Which brings us full circle back to the transplant complaining about a boarding house he has to drive by on his way to work that burned down having once been purportedly used for drug sales. The question I want to ask people like him is, how do you live with yourself? How do you ignore the underpasses in Austin littered with homeless people, even in freezing weather? Let me put it this way; I apologize to you for your neighbors, neighbors who were clearly having a hard time paying to remain in a neighborhood that has left them behind. Now that they are homeless, I’m sure the weather will get on with killing them faster so that their property can be better utilized by the next owner and not be a drag on your property in the future. That way you can flip that property you sank every penny you had into and make a profit. How does that sound?

Don’t mind us long-term residents, the people who just lived and worked here over the course of a lifetime. We certainly won’t notice when you are gone, any more than we noticed the last five people who owned that property before you. If you think I’m being too harsh, then I suggest you get out and help the homeless in your area, right now. Now is the time when homelessness hurts the most, when we lose the most people to exposure. If you have the quarter-million dollars to blow on an investment, then you certainly have enough scratch to make the difference in a homeless person’s life. Maybe you should re-prioritize your to-do list and see if you can make the world a better place for someone else. They’ll probably thank you for it and it might even be more rewarding than that profit you are lamenting you won’t make.


This recent (04/11/2018) episode of Code Switch deals with the subject that I was talking about in this article, namely redlining, what redlining was, and what redlining did. The after effects of redlining are still felt here in Austin.

NPR, Let’s Talk, Why are cities still so segregated?

It’s hard for people who have never been poor to understand what poverty does to you. It’s even harder to understand what not being able to pass for white does to you. The barriers that are placed in your way. The things that keep you from being able to succeed, the things they blame you for?
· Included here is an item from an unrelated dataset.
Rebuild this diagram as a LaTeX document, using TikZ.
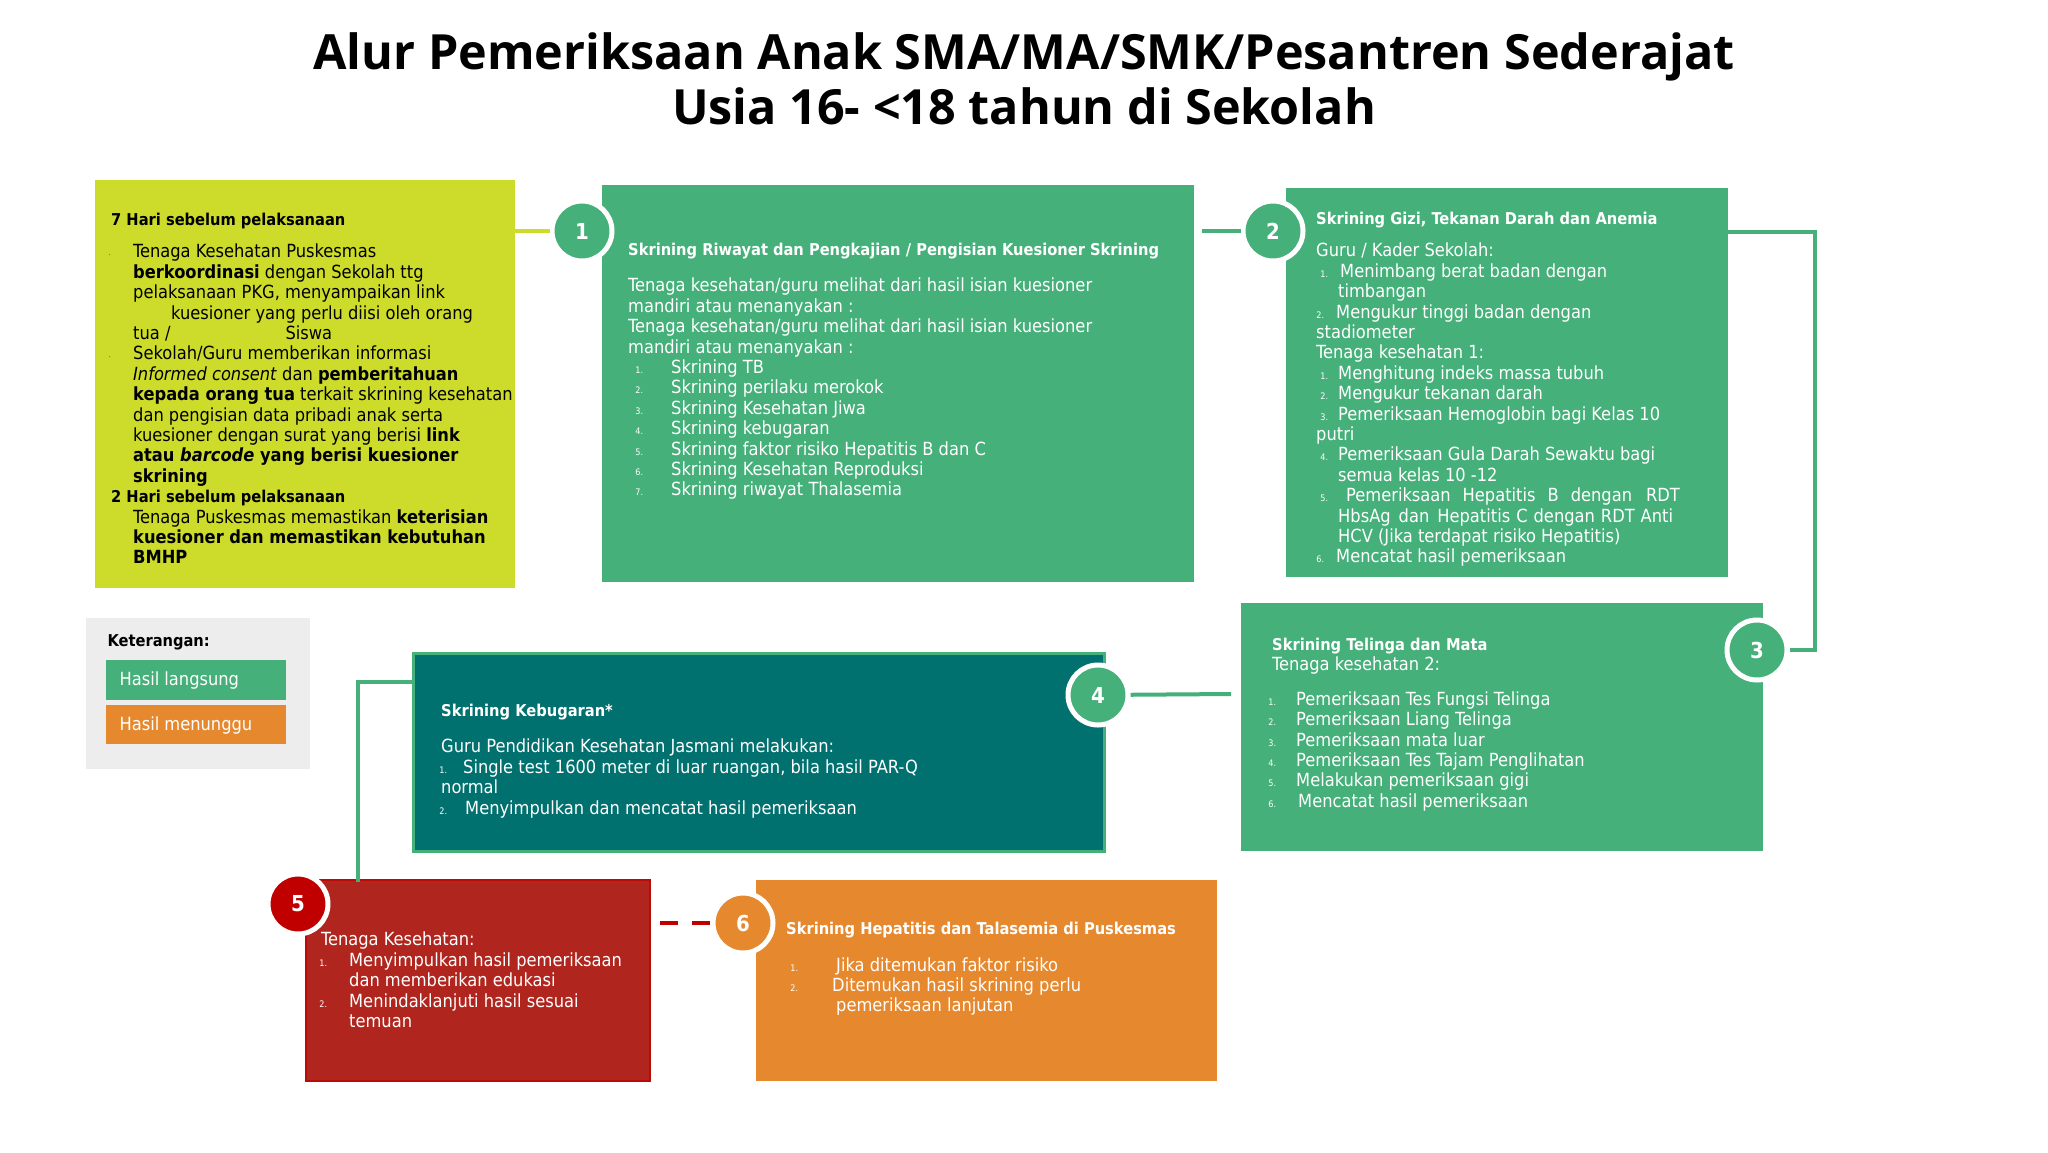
\documentclass[tikz,border=0pt]{standalone}
\usepackage{fontspec}
\setmainfont{DejaVu Sans Condensed}
\newfontfamily\titlef{Open Sans}
\definecolor{gr}{HTML}{45B07A}
\definecolor{yl}{HTML}{CDDC2B}
\definecolor{tl}{HTML}{00716F}
\definecolor{rd}{HTML}{B0261E}
\definecolor{cr}{HTML}{C00000}
\definecolor{og}{HTML}{E6892E}
\definecolor{lg}{HTML}{EDEDED}
\newcommand\nm[1]{\makebox[0pt][r]{\fontsize{9}{9}\selectfont #1}}
\newcommand\bodyf{\fontsize{18.1}{20.4}\selectfont}
\newcommand\headf{\fontsize{16.3}{20.4}\selectfont\bfseries}
\tikzset{
 txt/.style={anchor=north west,inner sep=0,align=left,font=\bodyf},
 circ/.style={circle,minimum size=60pt,draw=white,line width=5pt,text=white,font=\fontsize{22}{22}\selectfont\bfseries,inner sep=0},
 conn/.style={draw=gr,line width=4pt}
}
\begin{document}
\begin{tikzpicture}[x=1pt,y=-1pt]
\useasboundingbox (0,0) rectangle (2048,1152);
\fill[white] (0,0) rectangle (2048,1152);
% title
\node[font=\titlef\fontsize{48.5}{55}\selectfont\bfseries,align=center] (title) at (1024,79) {Alur Pemeriksaan Anak SMA/MA/SMK/Pesantren Sederajat\\Usia 16- <18 tahun di Sekolah};
% boxes
\fill[yl] (95,180) rectangle (515,588);
\coordinate (yr) at (515,231);
\fill[gr] (602,185) rectangle (1194,582);
\fill[gr] (1286,188) rectangle (1728,577);
\fill[gr] (1241,603) rectangle (1763,851);
\draw[fill=tl,draw=gr,line width=3pt] (413,653) rectangle (1104,851);
\draw[fill=rd,draw=cr!70!rd,line width=2pt] (306,880) rectangle (650,1081);
\fill[og] (756,880) rectangle (1217,1081);
% circles
\node[circ,fill=gr] (c1) at (582,231) {1};
\node[circ,fill=gr] (c2) at (1273,231) {2};
\node[circ,fill=gr] (c3) at (1757,650) {3};
\node[circ,fill=gr] (c4) at (1098,695) {4};
\node[circ,fill=cr] (c5) at (298,904) {5};
\node[circ,fill=og] (c6) at (743,923) {6};
% connectors
\coordinate (b1r) at (1202,231);
\coordinate (k2a) at (1728,232);
\coordinate (k2b) at (1815,232);
\coordinate (k2c) at (1815,650);
\coordinate (b3l) at (1231,694);
\coordinate (b4l) at (413,682);
\coordinate (k4a) at (358,682);
\coordinate (k4b) at (358,882);
\coordinate (d5) at (660,923);
\draw[draw=yl,line width=4pt] (yr) -- (c1);
\draw[conn] (b1r) -- (c2);
\draw[conn] (k2a) -- (k2b) -- (k2c) -- (c3);
\draw[conn] (b3l) -- (c4);
\draw[conn] (b4l) -- (k4a) -- (k4b);
\draw[draw=cr,line width=4pt,dash pattern=on 18pt off 14pt] (d5) -- (c6);
% yellow text
\node[txt,text=black] (ty) at (111,213) {{\headf 7 Hari sebelum pelaksanaan}\\[12pt]
\nm{$\cdot$}\hspace{22pt}Tenaga Kesehatan Puskesmas\\
\hspace{22pt}\textbf{berkoordinasi} dengan Sekolah ttg\\
\hspace{22pt}pelaksanaan PKG, menyampaikan  link\\
\hspace{60pt}kuesioner yang perlu diisi oleh orang\\
\hspace{22pt}tua /\hspace{115pt}Siswa\\
\nm{$\cdot$}\hspace{22pt}Sekolah/Guru memberikan informasi\\
\hspace{22pt}\textit{Informed consent} dan \textbf{pemberitahuan}\\
\hspace{22pt}\textbf{kepada orang tua} terkait skrining kesehatan\\
\hspace{22pt}dan  pengisian data pribadi anak serta\\
\hspace{22pt}kuesioner dengan surat yang berisi \textbf{link}\\
\hspace{22pt}\textbf{atau \textit{barcode} yang berisi kuesioner}\\
\hspace{22pt}\textbf{skrining}\\
{\headf 2 Hari sebelum pelaksanaan}\\
\hspace{22pt}Tenaga Puskesmas memastikan \textbf{keterisian}\\
\hspace{22pt}\textbf{kuesioner dan memastikan kebutuhan}\\
\hspace{22pt}\textbf{BMHP}};
% box1 text
\node[txt,text=white] (t1) at (628,243) {{\headf Skrining Riwayat dan Pengkajian /  Pengisian Kuesioner Skrining}\\[16pt]
Tenaga kesehatan/guru  melihat dari hasil isian kuesioner\\
mandiri atau menanyakan :\\
Tenaga kesehatan/guru  melihat dari hasil isian kuesioner\\
mandiri atau menanyakan :\\
\hspace{15pt}\nm{1.}\hspace{28pt}Skrining TB\\
\hspace{15pt}\nm{2.}\hspace{28pt}Skrining perilaku merokok\\
\hspace{15pt}\nm{3.}\hspace{28pt}Skrining Kesehatan Jiwa\\
\hspace{15pt}\nm{4.}\hspace{28pt}Skrining kebugaran\\
\hspace{15pt}\nm{5.}\hspace{28pt}Skrining faktor risiko Hepatitis B dan C\\
\hspace{15pt}\nm{6.}\hspace{28pt}Skrining Kesehatan Reproduksi\\
\hspace{15pt}\nm{7.}\hspace{28pt}Skrining riwayat Thalasemia};
% box2 text
\node[txt,text=white] (t2) at (1316,212) {{\headf Skrining Gizi, Tekanan Darah dan Anemia}\\[12pt]
Guru / Kader Sekolah:\\
\hspace{12pt}\nm{1.}\hspace{12pt}Menimbang berat badan dengan\\
\hspace{22pt}timbangan\\
\hspace{8pt}\nm{2.}\hspace{12pt}Mengukur tinggi badan dengan\\
stadiometer\\
Tenaga kesehatan 1:\\
\hspace{12pt}\nm{1.}\hspace{10pt}Menghitung indeks massa tubuh\\
\hspace{12pt}\nm{2.}\hspace{10pt}Mengukur tekanan darah\\
\hspace{12pt}\nm{3.}\hspace{10pt}Pemeriksaan Hemoglobin bagi Kelas 10\\
putri\\
\hspace{12pt}\nm{4.}\hspace{10pt}Pemeriksaan Gula Darah Sewaktu bagi\\
\hspace{22pt}semua kelas 10 -12\\
\hspace{12pt}\nm{5.}\hspace{18pt}Pemeriksaan\hspace{12pt}Hepatitis\hspace{12pt}B\hspace{12pt}dengan\hspace{14pt}RDT\\
\hspace{22pt}HbsAg\hspace{8pt}dan\hspace{8pt}Hepatitis\hspace{6pt}C\hspace{6pt}dengan\hspace{6pt}RDT\hspace{6pt}Anti\\
\hspace{22pt}HCV (Jika terdapat risiko Hepatitis)\\
\hspace{8pt}\nm{6.}\hspace{12pt}Mencatat hasil pemeriksaan};
% box3 text
\node[txt,text=white] (t3) at (1272,638) {{\headf Skrining Telinga dan Mata}\\
Tenaga kesehatan 2:\\[14pt]
\hspace{4pt}\nm{1.}\hspace{20pt}Pemeriksaan Tes Fungsi Telinga\\
\hspace{4pt}\nm{2.}\hspace{20pt}Pemeriksaan Liang Telinga\\
\hspace{4pt}\nm{3.}\hspace{20pt}Pemeriksaan mata luar\\
\hspace{4pt}\nm{4.}\hspace{20pt}Pemeriksaan Tes Tajam Penglihatan\\
\hspace{4pt}\nm{5.}\hspace{20pt}Melakukan pemeriksaan gigi\\
\hspace{4pt}\nm{6.}\hspace{22pt}Mencatat hasil pemeriksaan};
% box4 text
\node[txt,text=white] (t4) at (441,704) {{\headf Skrining Kebugaran*}\\[16pt]
Guru Pendidikan Kesehatan Jasmani melakukan:\\
\hspace{6pt}\nm{1.}\hspace{16pt}Single test 1600 meter di luar ruangan, bila hasil PAR-Q\\
normal\\
\hspace{6pt}\nm{2.}\hspace{18pt}Menyimpulkan dan mencatat hasil pemeriksaan};
% box5 text
\node[txt,text=white] (t5) at (321,932) {Tenaga Kesehatan:\\
\hspace{6pt}\nm{1.}\hspace{22pt}Menyimpulkan hasil pemeriksaan\\
\hspace{28pt}dan memberikan edukasi\\
\hspace{6pt}\nm{2.}\hspace{22pt}Menindaklanjuti hasil sesuai\\
\hspace{28pt}temuan};
% box6 text
\node[txt,text=white] (t6) at (786,922) {{\headf Skrining Hepatitis dan Talasemia di Puskesmas}\\[16pt]
\hspace{12pt}\nm{1.}\hspace{38pt}Jika ditemukan faktor risiko\\
\hspace{12pt}\nm{2.}\hspace{34pt}Ditemukan hasil skrining perlu\\
\hspace{50pt}pemeriksaan lanjutan};
% legend
\fill[lg] (86,618) rectangle (310,769);
\node[anchor=west,font=\headf] (lk) at (104,642) {Keterangan:};
\fill[gr] (106,660) rectangle (286,700);
\fill[og] (106,705) rectangle (286,744);
\node[anchor=west,text=white,font=\bodyf] (l1) at (116,680) {Hasil langsung};
\node[anchor=west,text=white,font=\bodyf] (l2) at (116,725) {Hasil menunggu};
\end{tikzpicture}
\end{document}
Those things are external, barriers to entry that allow those who have what you want to point at you and say “see you don’t deserve what I have.”

NPR – Code Switch – Housing Segregation In Everything

I wanted to post a link to this episode because this was the first episode of Code Switch that I could link directly. The first episode that had a specific page that I could find and link to with the content that I heard on the air present on the page. It was a nice change that I hope they keep up with. It’s hard to share insights like you get from podcasts like this if there isn’t a location on the internet to send people to so that they can hear that specific thing you are talking about. In this case, redlining. Forcing people into poverty for the sake of having poor people to look down on, to take advantage of. This structural racism and economic stratification? This bullshit has to stop, and it should have stopped a hundred years ago.

McMansions?

Only in Austin would they spit on revitalizing downtown residential districts, and call the resultant housing ‘McMansions’. Everywhere else this epithet is used (and rightly, in my opinion) it is applied to the overly large, over priced, housing that springs up in the suburbs. As an architect with a family to feed, I can share the blame for a good portion of that type of housing. Most of the families who moved into houses that I helped get built were quite thankful to have them. To each his own, I live in the central city because I like the convenience of being near downtown.
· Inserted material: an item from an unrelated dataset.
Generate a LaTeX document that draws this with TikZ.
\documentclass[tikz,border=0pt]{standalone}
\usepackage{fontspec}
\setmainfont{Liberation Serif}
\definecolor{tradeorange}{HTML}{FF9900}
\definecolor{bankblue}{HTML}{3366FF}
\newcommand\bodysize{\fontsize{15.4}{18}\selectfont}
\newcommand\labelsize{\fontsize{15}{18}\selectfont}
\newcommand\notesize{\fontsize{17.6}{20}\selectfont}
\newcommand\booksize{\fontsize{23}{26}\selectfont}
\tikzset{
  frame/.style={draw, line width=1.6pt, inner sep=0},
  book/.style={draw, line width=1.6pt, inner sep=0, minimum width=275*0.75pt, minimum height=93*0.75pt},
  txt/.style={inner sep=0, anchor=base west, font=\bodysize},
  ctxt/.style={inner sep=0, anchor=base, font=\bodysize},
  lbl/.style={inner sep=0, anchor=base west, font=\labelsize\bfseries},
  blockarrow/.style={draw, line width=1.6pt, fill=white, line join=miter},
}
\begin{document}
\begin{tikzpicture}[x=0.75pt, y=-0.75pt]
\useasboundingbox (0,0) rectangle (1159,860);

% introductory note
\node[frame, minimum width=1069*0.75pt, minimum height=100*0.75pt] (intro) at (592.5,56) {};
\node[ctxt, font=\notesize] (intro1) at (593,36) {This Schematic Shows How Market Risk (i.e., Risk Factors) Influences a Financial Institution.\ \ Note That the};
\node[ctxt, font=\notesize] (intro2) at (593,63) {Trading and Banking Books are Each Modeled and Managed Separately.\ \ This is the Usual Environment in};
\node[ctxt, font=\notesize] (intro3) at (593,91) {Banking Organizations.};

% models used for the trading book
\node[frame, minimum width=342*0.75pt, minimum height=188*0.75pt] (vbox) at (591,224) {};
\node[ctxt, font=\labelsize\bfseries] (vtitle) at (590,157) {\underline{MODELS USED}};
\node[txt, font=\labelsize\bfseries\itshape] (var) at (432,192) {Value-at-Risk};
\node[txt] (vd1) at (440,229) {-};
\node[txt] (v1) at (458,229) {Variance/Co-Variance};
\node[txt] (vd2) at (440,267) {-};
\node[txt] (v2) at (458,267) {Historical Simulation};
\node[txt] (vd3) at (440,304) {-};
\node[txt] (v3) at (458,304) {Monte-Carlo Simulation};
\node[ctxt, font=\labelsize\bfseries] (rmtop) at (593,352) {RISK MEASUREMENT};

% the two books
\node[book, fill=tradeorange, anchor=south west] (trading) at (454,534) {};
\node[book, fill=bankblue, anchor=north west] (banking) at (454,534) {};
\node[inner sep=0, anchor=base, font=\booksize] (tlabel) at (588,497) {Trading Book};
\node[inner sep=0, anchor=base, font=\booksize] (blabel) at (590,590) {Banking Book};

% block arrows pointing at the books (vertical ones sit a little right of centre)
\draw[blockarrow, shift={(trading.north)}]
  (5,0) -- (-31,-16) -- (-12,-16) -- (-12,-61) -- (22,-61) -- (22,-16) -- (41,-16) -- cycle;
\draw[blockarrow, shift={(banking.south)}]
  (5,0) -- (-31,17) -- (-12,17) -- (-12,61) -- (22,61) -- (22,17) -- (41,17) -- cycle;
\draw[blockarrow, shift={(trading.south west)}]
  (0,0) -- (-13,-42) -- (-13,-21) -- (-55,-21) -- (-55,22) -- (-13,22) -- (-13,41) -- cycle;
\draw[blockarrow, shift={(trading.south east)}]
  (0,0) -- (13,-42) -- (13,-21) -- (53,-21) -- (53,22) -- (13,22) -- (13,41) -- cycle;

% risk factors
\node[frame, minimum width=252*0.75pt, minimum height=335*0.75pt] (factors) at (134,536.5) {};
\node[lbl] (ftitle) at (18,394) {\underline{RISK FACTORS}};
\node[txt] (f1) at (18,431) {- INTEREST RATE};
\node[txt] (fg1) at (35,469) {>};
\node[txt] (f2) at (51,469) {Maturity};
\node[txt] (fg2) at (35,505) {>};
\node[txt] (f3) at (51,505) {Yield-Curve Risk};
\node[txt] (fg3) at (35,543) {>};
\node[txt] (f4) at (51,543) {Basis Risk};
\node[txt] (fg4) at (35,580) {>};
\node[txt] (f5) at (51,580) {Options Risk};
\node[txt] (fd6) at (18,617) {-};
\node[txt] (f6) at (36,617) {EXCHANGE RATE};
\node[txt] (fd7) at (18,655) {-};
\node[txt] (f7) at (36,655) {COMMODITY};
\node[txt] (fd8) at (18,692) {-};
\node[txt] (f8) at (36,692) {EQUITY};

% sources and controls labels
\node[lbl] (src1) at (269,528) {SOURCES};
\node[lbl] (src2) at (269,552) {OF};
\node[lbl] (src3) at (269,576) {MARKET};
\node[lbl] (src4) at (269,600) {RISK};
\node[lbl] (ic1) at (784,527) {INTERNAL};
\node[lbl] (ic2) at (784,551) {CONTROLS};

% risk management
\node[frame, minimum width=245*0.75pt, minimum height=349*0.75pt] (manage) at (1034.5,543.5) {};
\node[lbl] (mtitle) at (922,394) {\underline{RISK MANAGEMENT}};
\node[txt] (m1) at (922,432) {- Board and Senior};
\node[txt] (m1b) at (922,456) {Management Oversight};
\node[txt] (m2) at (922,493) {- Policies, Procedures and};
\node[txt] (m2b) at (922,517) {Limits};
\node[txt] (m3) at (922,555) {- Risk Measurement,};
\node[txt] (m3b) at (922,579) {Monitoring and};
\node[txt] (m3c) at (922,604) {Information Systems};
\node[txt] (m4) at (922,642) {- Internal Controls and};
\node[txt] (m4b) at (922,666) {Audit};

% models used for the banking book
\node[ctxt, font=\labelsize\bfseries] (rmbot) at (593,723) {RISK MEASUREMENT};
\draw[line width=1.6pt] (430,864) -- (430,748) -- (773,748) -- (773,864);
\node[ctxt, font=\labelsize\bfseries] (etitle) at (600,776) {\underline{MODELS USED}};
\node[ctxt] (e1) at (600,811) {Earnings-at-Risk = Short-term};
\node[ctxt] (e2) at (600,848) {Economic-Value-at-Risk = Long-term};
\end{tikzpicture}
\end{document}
Based on the complaints of disgruntled neighbors, the Austin city council took action last week and suspended all pending permits for construction in established neighborhoods, subject to review and possible further restriction by ordinance. (how is this not Ex Post Facto, is what I’d like to know, but let’s not get off on a tangent here) Anyone who thinks this isn’t about the same ‘no-growth’ issues that Austin has always been preoccupied with needs to take a crash course in the history of Austin politics.

All you have to do is see which side the usual suspects line up on. The Austin American Statesman is foursquare against the ban, as can be seen from the multiple Op-Ed columns and letters on the subject. Too bad they don’t consistently side with those interested in preserving property rights. This time the property rights (and values) argument is what is being offered by the builders, so that’s the tack that is going to be taken by those who follow the chamber of commerce side of the argument.

On the other end of the spectrum is the champion of no-growth, the Austin Chronicle. At least they are consistent in lamenting the halcyon days of Austin in the 70’s, back when the city was a town, and it was empty when UT wasn’t in session. I wish these people would wake up and smell the coffee.

That Austin has been gone for so long that it was only a memory when I moved here in the late 80’s. The no-growthers got what they wanted way back then, except they found out they didn’t want it when they saw what it was. Property values crashed, jobs went away, projects were left rotting and half completed. They got it again when they passed SOS and successfully killed development in areas outside the city.

This problem is also of their own making. The traffic congestion which is a result of blocking most of the new freeway work that had been proposed 20 years ago, makes living in the suburbs an almost intolerable commute if you work downtown now. Many people who do so would (like me) like to live close enough to avoid a long commute. This (along with other factors) produces higher demand for housing in central Austin. The resultant rise in land prices (also an offshoot of the FACT that Austin isn’t a sleepy little town anymore; but a full fledged city of more than 500,000) has lead land owners to capitalize on property investments.

Now, horror of horrors, “the growth is happening right next door to me!”, not out in the suburbs. “Gotta call my councilman, and put a stop to this.” That’s how it always starts, and it never turns out like they planned it.

If you don’t own the property in question, you don’t have any right to dictate to the current owner what gets built on it. That won’t stop most people from trying, but what usually ends up happening is the development happens anyway, it just ends up costing more. This is what comes from relying on zoning and city officials to do a job that could more reliably be done with restrictive covenants and/or architectural planners who have a clue about what makes sense land use wise. But then the chamber of commerce types wouldn’t be able to ram through the developments they want when the tables are reversed.

Postscript

The real problem was gentrification, the eviction of poor minorities from their traditional locations in Austin so that developers could turn their previously unwanted property into something that could be sold for multiples of what it was bought for. If the minority owners were paid what their property was actually worth, then they at least got their value returned to them. Most of them cannot find somewhere else to live in a city that has become so expensive that few can afford to live here.